The Hundred Years' War and the Black Death
On the European side, the outbreak of the Hundred Years' War (1337–1453) turned the French countryside into a battlefield. The Counts of Champagne lost their independence when the county was absorbed into the French crown; the King of France imposed heavy taxes on the fairs, destroying their previous tax-free advantage. English and Burgundian armies ravaged the region, and safe passage became a distant memory. The Black Death (1347–1351) wiped out 30–60% of Europe's population, causing a massive economic contraction and a collapse in demand for luxury goods. The fairs struggled to attract merchants; many stayed home, fearful of plague and war. The population of Troyes, for instance, fell by half, and its cloth halls stood empty.
The Maritime Shift
The decline of the land routes accelerated a shift to the sea. Italian merchants, particularly the Genoese and Venetians, increasingly realized they could bypass the fairs entirely. They began sending state-sponsored galleys laden with Eastern goods directly from the Levant to the Atlantic ports of Bruges, Antwerp, and Southampton. These maritime routes were faster, more secure, and far cheaper per unit of weight than the overland relays through Champagne. The commercial center of Europe moved north to the Low Countries, where the great fairs of Bruges and Antwerp rose to prominence. The Champagne Fairs faded into a regional market for wine and cloth, a shadow of their former glory.
The Legacy: From Fairs to Globalization
Though the Champagne Fairs declined, their impact was permanent. They were not just a market; they were the operating system upon which the first global economy was built. The mechanisms perfected there—enforceable contracts, credit, banking, and insurance—became the standard tools of European commerce. The fairs also left a physical legacy: the magnificent covered market halls of Provins (a UNESCO World Heritage site) and the medieval streets of Troyes still bear witness to their commercial might.
The integration of the Fairs with the Silk Road demonstrated the immense profits available in long-distance trade and sparked a desire for direct access to Asian markets. The European thirst for Eastern spices and silks did not disappear; it intensified. The closure of the Silk Road, combined with the new navigational technologies received from the East, directly contributed to the drive to find a sea route to India. Portuguese and Spanish explorers set sail not to discover new worlds, but to find a new path to the old world of the East. The same financial instruments born at the fairs—letters of credit, bills of exchange—financed Columbus's voyage and the Portuguese India Armadas.

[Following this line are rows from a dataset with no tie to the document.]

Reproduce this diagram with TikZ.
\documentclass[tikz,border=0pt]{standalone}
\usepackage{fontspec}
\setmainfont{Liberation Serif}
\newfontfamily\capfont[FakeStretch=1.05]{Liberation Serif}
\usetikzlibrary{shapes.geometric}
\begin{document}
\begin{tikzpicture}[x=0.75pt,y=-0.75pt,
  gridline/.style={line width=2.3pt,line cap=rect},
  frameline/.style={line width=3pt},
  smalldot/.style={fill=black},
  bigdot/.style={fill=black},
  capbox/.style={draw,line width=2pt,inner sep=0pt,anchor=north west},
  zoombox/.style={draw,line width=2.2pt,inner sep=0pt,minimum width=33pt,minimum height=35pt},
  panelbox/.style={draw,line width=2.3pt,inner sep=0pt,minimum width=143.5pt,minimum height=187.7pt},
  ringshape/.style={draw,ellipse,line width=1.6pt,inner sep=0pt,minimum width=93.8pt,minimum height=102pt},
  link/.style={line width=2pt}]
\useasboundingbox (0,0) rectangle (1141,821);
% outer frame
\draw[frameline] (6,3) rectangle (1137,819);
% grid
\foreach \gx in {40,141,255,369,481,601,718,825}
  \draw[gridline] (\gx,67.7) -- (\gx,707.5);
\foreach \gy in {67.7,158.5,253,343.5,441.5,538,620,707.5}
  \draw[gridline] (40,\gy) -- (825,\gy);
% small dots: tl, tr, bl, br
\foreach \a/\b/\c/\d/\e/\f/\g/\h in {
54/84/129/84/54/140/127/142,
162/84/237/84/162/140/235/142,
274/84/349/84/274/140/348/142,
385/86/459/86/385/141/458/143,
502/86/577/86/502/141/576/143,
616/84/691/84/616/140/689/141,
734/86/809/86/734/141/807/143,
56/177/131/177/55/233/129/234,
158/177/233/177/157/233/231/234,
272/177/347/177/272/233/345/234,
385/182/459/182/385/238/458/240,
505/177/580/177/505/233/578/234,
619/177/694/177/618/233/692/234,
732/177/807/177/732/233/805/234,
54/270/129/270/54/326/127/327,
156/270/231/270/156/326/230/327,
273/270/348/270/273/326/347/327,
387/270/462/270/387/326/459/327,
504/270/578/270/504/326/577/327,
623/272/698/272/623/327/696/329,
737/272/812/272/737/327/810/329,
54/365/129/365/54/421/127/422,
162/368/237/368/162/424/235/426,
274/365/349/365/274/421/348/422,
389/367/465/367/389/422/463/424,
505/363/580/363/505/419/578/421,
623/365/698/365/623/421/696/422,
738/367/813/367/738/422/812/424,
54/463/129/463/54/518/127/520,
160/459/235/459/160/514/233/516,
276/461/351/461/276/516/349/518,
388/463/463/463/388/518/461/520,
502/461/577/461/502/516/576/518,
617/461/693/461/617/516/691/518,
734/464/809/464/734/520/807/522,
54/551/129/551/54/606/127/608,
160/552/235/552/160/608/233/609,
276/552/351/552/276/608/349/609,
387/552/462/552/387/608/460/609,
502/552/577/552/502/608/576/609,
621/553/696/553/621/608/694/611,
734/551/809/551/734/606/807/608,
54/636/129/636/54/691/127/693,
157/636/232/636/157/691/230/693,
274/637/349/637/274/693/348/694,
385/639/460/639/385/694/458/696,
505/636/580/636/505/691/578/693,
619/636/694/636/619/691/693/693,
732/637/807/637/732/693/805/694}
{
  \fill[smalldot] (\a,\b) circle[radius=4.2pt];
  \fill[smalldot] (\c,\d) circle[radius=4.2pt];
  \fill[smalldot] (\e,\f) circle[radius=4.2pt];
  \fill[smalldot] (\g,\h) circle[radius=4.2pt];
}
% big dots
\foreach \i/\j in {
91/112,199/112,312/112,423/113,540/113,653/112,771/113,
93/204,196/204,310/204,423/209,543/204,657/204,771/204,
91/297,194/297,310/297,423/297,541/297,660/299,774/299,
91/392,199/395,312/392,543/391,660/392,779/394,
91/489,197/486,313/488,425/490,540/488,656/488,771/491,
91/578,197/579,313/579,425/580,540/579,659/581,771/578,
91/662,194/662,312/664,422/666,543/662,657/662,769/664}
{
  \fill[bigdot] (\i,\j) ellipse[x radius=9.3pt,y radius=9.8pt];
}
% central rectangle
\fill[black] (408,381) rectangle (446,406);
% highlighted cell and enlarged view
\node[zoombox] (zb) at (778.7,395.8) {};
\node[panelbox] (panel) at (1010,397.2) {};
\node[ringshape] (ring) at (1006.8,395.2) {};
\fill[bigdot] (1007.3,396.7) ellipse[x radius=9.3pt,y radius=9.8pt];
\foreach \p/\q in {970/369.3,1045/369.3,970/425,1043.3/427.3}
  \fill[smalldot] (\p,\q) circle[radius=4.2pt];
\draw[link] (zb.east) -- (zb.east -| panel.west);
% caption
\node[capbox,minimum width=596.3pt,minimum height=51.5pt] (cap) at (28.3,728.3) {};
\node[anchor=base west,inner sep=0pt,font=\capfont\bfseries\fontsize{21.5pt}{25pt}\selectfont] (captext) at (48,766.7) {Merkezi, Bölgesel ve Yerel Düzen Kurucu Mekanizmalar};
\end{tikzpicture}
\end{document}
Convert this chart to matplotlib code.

In this sense, the story of the Champagne Fairs is the story of how Europe became connected to the world. They were the Western anchor of the Silk Road and the nursery of the commercial institutions that would one day finance the Age of Exploration. Their legacy is not just in the ruins of medieval Troyes, but in the very structure of our modern, interconnected global economy—where goods, capital, and ideas flow across continents with breathtaking speed, a speed that had its humble origins in the dusty fields of Champagne.